Provided entries
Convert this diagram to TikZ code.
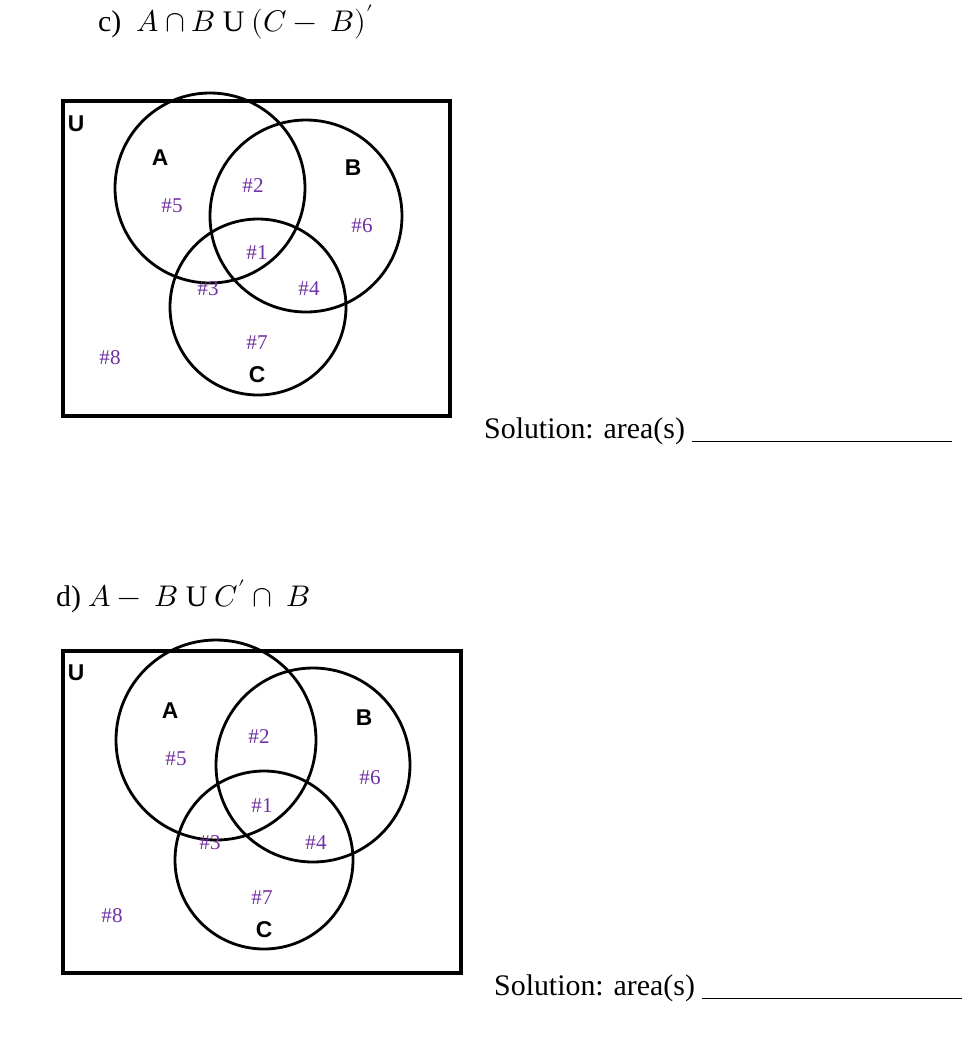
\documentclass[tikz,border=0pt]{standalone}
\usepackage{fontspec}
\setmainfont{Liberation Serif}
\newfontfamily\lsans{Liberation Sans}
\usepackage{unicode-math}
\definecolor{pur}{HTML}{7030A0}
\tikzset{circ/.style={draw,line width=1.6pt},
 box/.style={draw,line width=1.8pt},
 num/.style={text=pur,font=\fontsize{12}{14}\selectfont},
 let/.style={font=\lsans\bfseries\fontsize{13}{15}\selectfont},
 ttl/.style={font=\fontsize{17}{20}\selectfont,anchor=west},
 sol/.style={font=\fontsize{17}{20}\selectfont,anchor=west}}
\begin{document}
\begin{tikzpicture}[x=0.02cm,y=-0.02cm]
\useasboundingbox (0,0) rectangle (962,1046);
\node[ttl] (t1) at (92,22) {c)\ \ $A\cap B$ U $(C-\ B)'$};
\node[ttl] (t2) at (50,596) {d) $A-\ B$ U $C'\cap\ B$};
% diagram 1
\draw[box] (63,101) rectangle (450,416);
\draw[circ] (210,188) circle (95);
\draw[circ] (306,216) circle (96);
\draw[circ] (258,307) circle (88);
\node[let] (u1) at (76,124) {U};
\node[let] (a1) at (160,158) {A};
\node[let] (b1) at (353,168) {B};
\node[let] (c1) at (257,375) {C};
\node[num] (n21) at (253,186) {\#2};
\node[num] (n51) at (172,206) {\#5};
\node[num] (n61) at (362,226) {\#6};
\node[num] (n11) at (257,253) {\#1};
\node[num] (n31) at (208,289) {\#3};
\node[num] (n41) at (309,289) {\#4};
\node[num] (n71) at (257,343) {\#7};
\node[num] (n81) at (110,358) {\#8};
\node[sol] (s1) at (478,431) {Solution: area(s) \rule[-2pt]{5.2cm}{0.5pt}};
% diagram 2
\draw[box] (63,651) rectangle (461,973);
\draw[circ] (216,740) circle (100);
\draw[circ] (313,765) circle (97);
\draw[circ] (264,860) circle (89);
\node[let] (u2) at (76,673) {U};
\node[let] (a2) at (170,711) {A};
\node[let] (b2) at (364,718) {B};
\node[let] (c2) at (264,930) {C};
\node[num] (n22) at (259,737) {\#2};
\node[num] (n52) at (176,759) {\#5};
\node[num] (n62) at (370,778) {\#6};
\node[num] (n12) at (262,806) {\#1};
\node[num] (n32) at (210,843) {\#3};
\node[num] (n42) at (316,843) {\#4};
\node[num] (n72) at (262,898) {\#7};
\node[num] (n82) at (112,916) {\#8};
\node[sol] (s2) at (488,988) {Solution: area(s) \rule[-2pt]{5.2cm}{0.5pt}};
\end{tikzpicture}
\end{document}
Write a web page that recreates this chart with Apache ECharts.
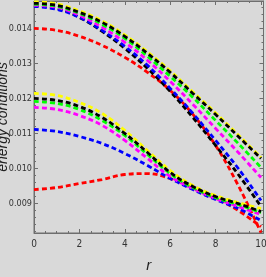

To be done
Quote the material in full and exactly; do not carry over its pictures.

Expected output
Convert this diagram to TikZ code.
\documentclass[tikz,border=0pt]{standalone}
\usepackage{fontspec}
\setmainfont{Liberation Serif}
\newfontfamily\lsans{Liberation Sans}
\usepackage{unicode-math}
\definecolor{pur}{HTML}{7030A0}
\tikzset{circ/.style={draw,line width=1.6pt},
 box/.style={draw,line width=1.8pt},
 num/.style={text=pur,font=\fontsize{12}{14}\selectfont},
 let/.style={font=\lsans\bfseries\fontsize{13}{15}\selectfont},
 ttl/.style={font=\fontsize{17}{20}\selectfont,anchor=west},
 sol/.style={font=\fontsize{17}{20}\selectfont,anchor=west}}
\begin{document}
\begin{tikzpicture}[x=0.02cm,y=-0.02cm]
\useasboundingbox (0,0) rectangle (962,1046);
\node[ttl] (t1) at (92,22) {c)\ \ $A\cap B$ U $(C-\ B)'$};
\node[ttl] (t2) at (50,596) {d) $A-\ B$ U $C'\cap\ B$};
% diagram 1
\draw[box] (63,101) rectangle (450,416);
\draw[circ] (210,188) circle (95);
\draw[circ] (306,216) circle (96);
\draw[circ] (258,307) circle (88);
\node[let] (u1) at (76,124) {U};
\node[let] (a1) at (160,158) {A};
\node[let] (b1) at (353,168) {B};
\node[let] (c1) at (257,375) {C};
\node[num] (n21) at (253,186) {\#2};
\node[num] (n51) at (172,206) {\#5};
\node[num] (n61) at (362,226) {\#6};
\node[num] (n11) at (257,253) {\#1};
\node[num] (n31) at (208,289) {\#3};
\node[num] (n41) at (309,289) {\#4};
\node[num] (n71) at (257,343) {\#7};
\node[num] (n81) at (110,358) {\#8};
\node[sol] (s1) at (478,431) {Solution: area(s) \rule[-2pt]{5.2cm}{0.5pt}};
% diagram 2
\draw[box] (63,651) rectangle (461,973);
\draw[circ] (216,740) circle (100);
\draw[circ] (313,765) circle (97);
\draw[circ] (264,860) circle (89);
\node[let] (u2) at (76,673) {U};
\node[let] (a2) at (170,711) {A};
\node[let] (b2) at (364,718) {B};
\node[let] (c2) at (264,930) {C};
\node[num] (n22) at (259,737) {\#2};
\node[num] (n52) at (176,759) {\#5};
\node[num] (n62) at (370,778) {\#6};
\node[num] (n12) at (262,806) {\#1};
\node[num] (n32) at (210,843) {\#3};
\node[num] (n42) at (316,843) {\#4};
\node[num] (n72) at (262,898) {\#7};
\node[num] (n82) at (112,916) {\#8};
\node[sol] (s2) at (488,988) {Solution: area(s) \rule[-2pt]{5.2cm}{0.5pt}};
\end{tikzpicture}
\end{document}
Write a web page that recreates this chart with Apache ECharts.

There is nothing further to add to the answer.